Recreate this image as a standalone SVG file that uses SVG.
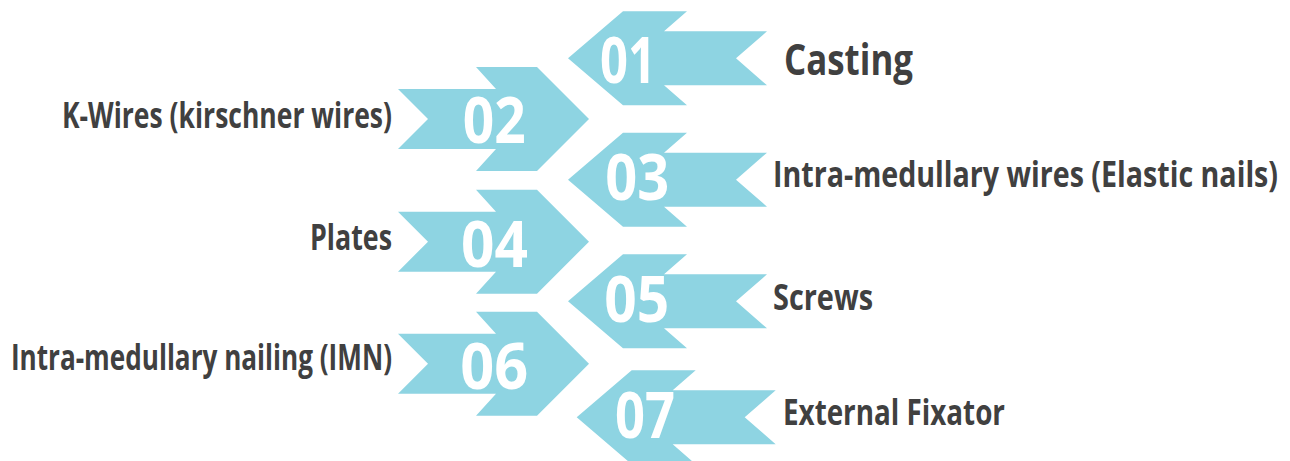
============
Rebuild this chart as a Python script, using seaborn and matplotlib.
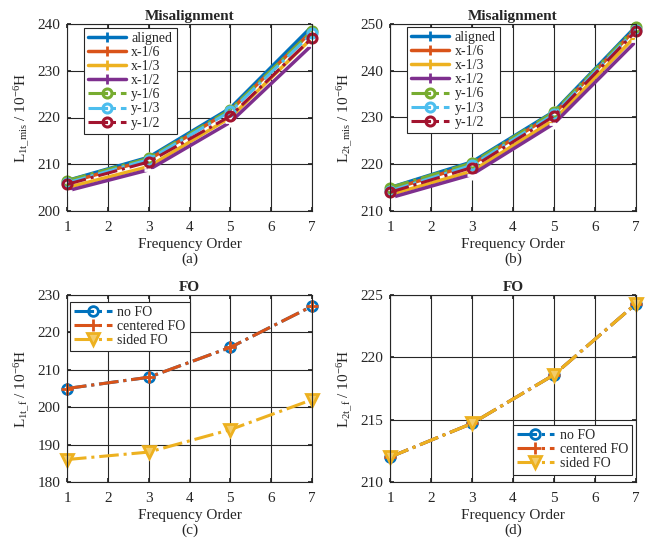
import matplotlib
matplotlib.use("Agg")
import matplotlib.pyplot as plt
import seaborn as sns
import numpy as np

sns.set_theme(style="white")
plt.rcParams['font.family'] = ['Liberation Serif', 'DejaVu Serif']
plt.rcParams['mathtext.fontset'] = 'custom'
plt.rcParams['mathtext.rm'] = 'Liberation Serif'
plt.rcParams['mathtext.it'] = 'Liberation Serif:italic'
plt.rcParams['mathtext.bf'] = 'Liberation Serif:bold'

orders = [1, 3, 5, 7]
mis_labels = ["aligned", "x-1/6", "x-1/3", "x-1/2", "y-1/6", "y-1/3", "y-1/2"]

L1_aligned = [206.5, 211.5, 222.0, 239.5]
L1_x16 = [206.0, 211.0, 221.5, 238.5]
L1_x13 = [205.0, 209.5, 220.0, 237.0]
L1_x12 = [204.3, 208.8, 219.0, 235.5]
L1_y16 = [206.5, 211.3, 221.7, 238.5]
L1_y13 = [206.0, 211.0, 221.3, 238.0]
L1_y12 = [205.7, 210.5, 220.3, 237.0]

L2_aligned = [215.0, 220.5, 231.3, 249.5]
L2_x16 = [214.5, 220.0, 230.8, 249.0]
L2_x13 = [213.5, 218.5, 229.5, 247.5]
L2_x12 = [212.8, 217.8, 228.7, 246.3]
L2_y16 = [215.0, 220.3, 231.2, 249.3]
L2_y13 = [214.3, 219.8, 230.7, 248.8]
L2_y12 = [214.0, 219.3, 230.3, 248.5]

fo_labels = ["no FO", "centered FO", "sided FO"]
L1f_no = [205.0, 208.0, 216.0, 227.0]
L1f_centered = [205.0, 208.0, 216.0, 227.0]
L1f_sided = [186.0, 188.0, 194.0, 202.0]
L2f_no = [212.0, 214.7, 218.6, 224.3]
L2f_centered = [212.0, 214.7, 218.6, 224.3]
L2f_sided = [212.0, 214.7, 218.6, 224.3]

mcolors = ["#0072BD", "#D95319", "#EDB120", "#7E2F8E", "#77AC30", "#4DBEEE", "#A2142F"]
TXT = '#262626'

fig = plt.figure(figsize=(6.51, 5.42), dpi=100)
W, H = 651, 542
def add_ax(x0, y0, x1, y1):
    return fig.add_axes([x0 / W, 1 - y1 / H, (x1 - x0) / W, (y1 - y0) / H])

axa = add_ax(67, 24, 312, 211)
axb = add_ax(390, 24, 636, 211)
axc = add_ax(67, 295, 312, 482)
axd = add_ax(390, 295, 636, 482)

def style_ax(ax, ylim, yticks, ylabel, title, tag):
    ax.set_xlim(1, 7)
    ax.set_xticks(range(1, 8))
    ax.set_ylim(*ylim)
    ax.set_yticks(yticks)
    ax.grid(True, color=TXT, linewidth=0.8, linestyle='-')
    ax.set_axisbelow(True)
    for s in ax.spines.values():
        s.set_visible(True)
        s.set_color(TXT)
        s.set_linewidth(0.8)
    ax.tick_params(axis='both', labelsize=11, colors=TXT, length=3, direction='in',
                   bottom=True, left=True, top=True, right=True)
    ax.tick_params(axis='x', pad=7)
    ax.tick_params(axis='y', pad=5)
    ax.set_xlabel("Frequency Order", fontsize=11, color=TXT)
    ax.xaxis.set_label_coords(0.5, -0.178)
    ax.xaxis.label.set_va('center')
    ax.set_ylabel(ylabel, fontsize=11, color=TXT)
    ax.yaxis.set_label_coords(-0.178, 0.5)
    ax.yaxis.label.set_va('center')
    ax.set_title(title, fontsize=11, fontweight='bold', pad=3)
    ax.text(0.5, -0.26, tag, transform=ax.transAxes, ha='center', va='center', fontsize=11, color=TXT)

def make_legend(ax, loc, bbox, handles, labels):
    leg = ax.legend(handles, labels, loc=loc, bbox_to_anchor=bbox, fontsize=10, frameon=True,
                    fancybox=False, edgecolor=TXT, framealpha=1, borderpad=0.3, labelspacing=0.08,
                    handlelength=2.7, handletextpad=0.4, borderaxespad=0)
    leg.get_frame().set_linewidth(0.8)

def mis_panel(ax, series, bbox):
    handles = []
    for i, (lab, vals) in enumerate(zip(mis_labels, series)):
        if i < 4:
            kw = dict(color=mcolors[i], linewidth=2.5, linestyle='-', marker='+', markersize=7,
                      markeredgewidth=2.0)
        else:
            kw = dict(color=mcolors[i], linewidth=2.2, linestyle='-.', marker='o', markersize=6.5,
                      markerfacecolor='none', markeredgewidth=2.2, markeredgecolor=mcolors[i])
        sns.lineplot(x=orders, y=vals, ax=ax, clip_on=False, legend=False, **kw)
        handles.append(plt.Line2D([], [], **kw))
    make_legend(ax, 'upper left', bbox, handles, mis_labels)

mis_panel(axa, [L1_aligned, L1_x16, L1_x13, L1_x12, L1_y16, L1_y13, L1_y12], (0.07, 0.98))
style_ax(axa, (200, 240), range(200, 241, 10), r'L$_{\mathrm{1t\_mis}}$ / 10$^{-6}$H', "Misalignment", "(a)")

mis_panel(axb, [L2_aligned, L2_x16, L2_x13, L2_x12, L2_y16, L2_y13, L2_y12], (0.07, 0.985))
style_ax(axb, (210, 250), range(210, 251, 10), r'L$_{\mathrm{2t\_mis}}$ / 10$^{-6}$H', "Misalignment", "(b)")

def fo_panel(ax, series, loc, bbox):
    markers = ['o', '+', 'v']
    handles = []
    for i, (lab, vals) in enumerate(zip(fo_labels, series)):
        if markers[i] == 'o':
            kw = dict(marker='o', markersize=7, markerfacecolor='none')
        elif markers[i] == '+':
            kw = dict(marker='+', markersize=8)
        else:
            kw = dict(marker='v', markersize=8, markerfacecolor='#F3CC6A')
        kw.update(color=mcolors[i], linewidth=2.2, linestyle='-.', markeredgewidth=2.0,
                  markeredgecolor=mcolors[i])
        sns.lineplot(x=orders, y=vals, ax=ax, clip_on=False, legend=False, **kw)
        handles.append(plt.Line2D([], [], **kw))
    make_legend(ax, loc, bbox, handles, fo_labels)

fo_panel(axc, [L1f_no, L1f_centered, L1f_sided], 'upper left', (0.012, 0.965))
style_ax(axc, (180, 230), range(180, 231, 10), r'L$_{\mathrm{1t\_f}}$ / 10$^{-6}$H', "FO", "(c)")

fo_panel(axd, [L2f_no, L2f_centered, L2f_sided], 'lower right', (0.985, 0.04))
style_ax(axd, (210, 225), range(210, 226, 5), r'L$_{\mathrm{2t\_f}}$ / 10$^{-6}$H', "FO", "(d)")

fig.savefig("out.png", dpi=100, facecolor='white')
============
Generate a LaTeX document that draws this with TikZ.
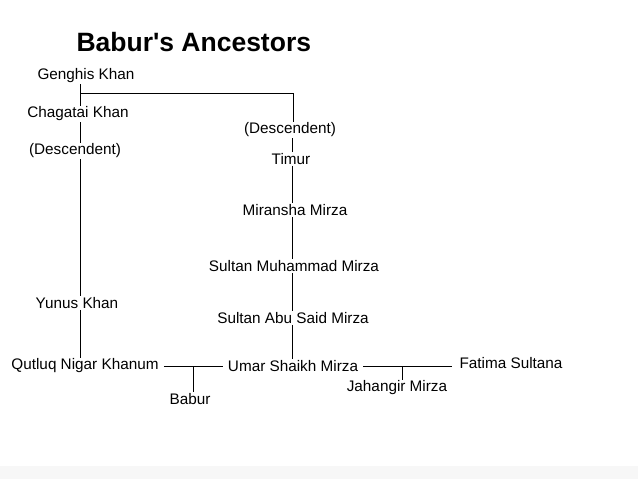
============
• _Problem to solve_
Pick out and copy the lines of the entries that hold the string "matplotlib".

• _Task solution_
Rebuild this chart as a Python script, using seaborn and matplotlib.
import matplotlib
matplotlib.use("Agg")
import matplotlib.pyplot as plt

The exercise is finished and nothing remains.